>>
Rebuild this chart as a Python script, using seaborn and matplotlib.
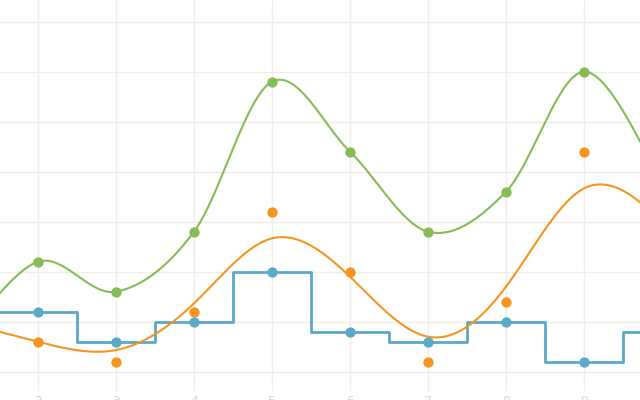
import numpy as np
import matplotlib
matplotlib.use("Agg")
import matplotlib.pyplot as plt
import seaborn as sns

# data (x = 1..10)
x_vals = [1, 2, 3, 4, 5, 6, 7, 8, 9, 10]
blue_vals = [6, 6, 3, 5, 10, 4, 3, 5, 1, 4]
green_vals = [3, 11, 8, 14, 29, 22, 14, 18, 30, 19]
orange_vals = [5, 3, 1, 6, 16, 10, 1, 7, 22, 15]
x_ticks = [2, 3, 4, 5, 6, 7, 8, 9]

BLUE = "#5aa9c6"
GREEN = "#86bc55"
ORANGE = "#f5951f"
GRID = "#f1eee7"


def cardinal_spline(x, y, n_per=40):
    # Catmull-Rom style curve through the points (end points repeated)
    p = np.column_stack([x, y]).astype(float)
    ext = np.vstack([p[:1], p, p[-1:]])
    t = np.linspace(0, 1, n_per)[:, None]
    h00 = 2 * t ** 3 - 3 * t ** 2 + 1
    h10 = t ** 3 - 2 * t ** 2 + t
    h01 = -2 * t ** 3 + 3 * t ** 2
    h11 = t ** 3 - t ** 2
    segs = []
    for i in range(len(p) - 1):
        m0 = (ext[i + 2] - ext[i]) / 2
        m1 = (ext[i + 3] - ext[i + 1]) / 2
        segs.append(h00 * p[i] + h10 * m0 + h01 * p[i + 1] + h11 * m1)
    out = np.vstack(segs)
    return out[:, 0], out[:, 1]


def basis_spline(x, y, n_per=40):
    # uniform cubic B-spline using the points as control points
    px = np.concatenate([[x[0]] * 2, x, [x[-1]] * 2]).astype(float)
    py = np.concatenate([[y[0]] * 2, y, [y[-1]] * 2]).astype(float)
    t = np.linspace(0, 1, n_per)
    b0 = (1 - t) ** 3 / 6
    b1 = (3 * t ** 3 - 6 * t ** 2 + 4) / 6
    b2 = (-3 * t ** 3 + 3 * t ** 2 + 3 * t + 1) / 6
    b3 = t ** 3 / 6
    xs, ys = [], []
    for i in range(len(px) - 3):
        xs.append(b0 * px[i] + b1 * px[i + 1] + b2 * px[i + 2] + b3 * px[i + 3])
        ys.append(b0 * py[i] + b1 * py[i + 1] + b2 * py[i + 2] + b3 * py[i + 3])
    return np.concatenate(xs), np.concatenate(ys)


sns.set_theme(style="white")
fig = plt.figure(figsize=(6.4, 4), dpi=100)
ax = fig.add_axes([0, 9 / 400, 1, 391 / 400])

# grid
for gy in range(0, 40, 5):
    ax.axhline(gy, color=GRID, lw=1, zorder=0)
for gx in x_vals:
    ax.axvline(gx, color=GRID, lw=1, zorder=0)

# blue step line
sns.lineplot(x=x_vals, y=blue_vals, drawstyle="steps-mid", color=BLUE,
             lw=2, ax=ax, zorder=2)

# orange smoothed line
ox, oy = basis_spline(x_vals, orange_vals)
sns.lineplot(x=ox, y=oy, sort=False, estimator=None, color=ORANGE,
             lw=1.5, ax=ax, zorder=3)

# green curve through the points
gx_, gy_ = cardinal_spline(x_vals, green_vals)
sns.lineplot(x=gx_, y=gy_, sort=False, estimator=None, color=GREEN,
             lw=1.5, ax=ax, zorder=3)

# markers
sns.scatterplot(x=x_vals, y=blue_vals, color=BLUE, s=55, linewidth=0, ax=ax, zorder=4)
sns.scatterplot(x=x_vals, y=orange_vals, color=ORANGE, s=55, linewidth=0, ax=ax, zorder=4)
sns.scatterplot(x=x_vals, y=green_vals, color=GREEN, s=55, linewidth=0, ax=ax, zorder=4)

ax.set_xlim(2 - 38 / 78, 2 + 602 / 78)
ax.set_ylim(-1.93, 37.17)
ax.set_xticks(x_ticks)
ax.set_xticklabels([str(t) for t in x_ticks])
ax.set_yticks([])
ax.tick_params(axis="x", length=0, pad=3, labelsize=9, colors="#d6d6d6")
for s in ax.spines.values():
    s.set_visible(False)
ax.set_xlabel("")
ax.set_ylabel("")

fig.savefig("out.png", dpi=100)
<<
*STATED TASK*
Without any pictures, reproduce the lines from the first one in the material through the line that has "return out[:, 0], out[:, 1]", exactly as they appear.

*ANSWER*
Rebuild this chart as a Python script, using seaborn and matplotlib.
import numpy as np
import matplotlib
matplotlib.use("Agg")
import matplotlib.pyplot as plt
import seaborn as sns

# data (x = 1..10)
x_vals = [1, 2, 3, 4, 5, 6, 7, 8, 9, 10]
blue_vals = [6, 6, 3, 5, 10, 4, 3, 5, 1, 4]
green_vals = [3, 11, 8, 14, 29, 22, 14, 18, 30, 19]
orange_vals = [5, 3, 1, 6, 16, 10, 1, 7, 22, 15]
x_ticks = [2, 3, 4, 5, 6, 7, 8, 9]

BLUE = "#5aa9c6"
GREEN = "#86bc55"
ORANGE = "#f5951f"
GRID = "#f1eee7"


def cardinal_spline(x, y, n_per=40):
    # Catmull-Rom style curve through the points (end points repeated)
    p = np.column_stack([x, y]).astype(float)
    ext = np.vstack([p[:1], p, p[-1:]])
    t = np.linspace(0, 1, n_per)[:, None]
    h00 = 2 * t ** 3 - 3 * t ** 2 + 1
    h10 = t ** 3 - 2 * t ** 2 + t
    h01 = -2 * t ** 3 + 3 * t ** 2
    h11 = t ** 3 - t ** 2
    segs = []
    for i in range(len(p) - 1):
        m0 = (ext[i + 2] - ext[i]) / 2
        m1 = (ext[i + 3] - ext[i + 1]) / 2
        segs.append(h00 * p[i] + h10 * m0 + h01 * p[i + 1] + h11 * m1)
    out = np.vstack(segs)
    return out[:, 0], out[:, 1]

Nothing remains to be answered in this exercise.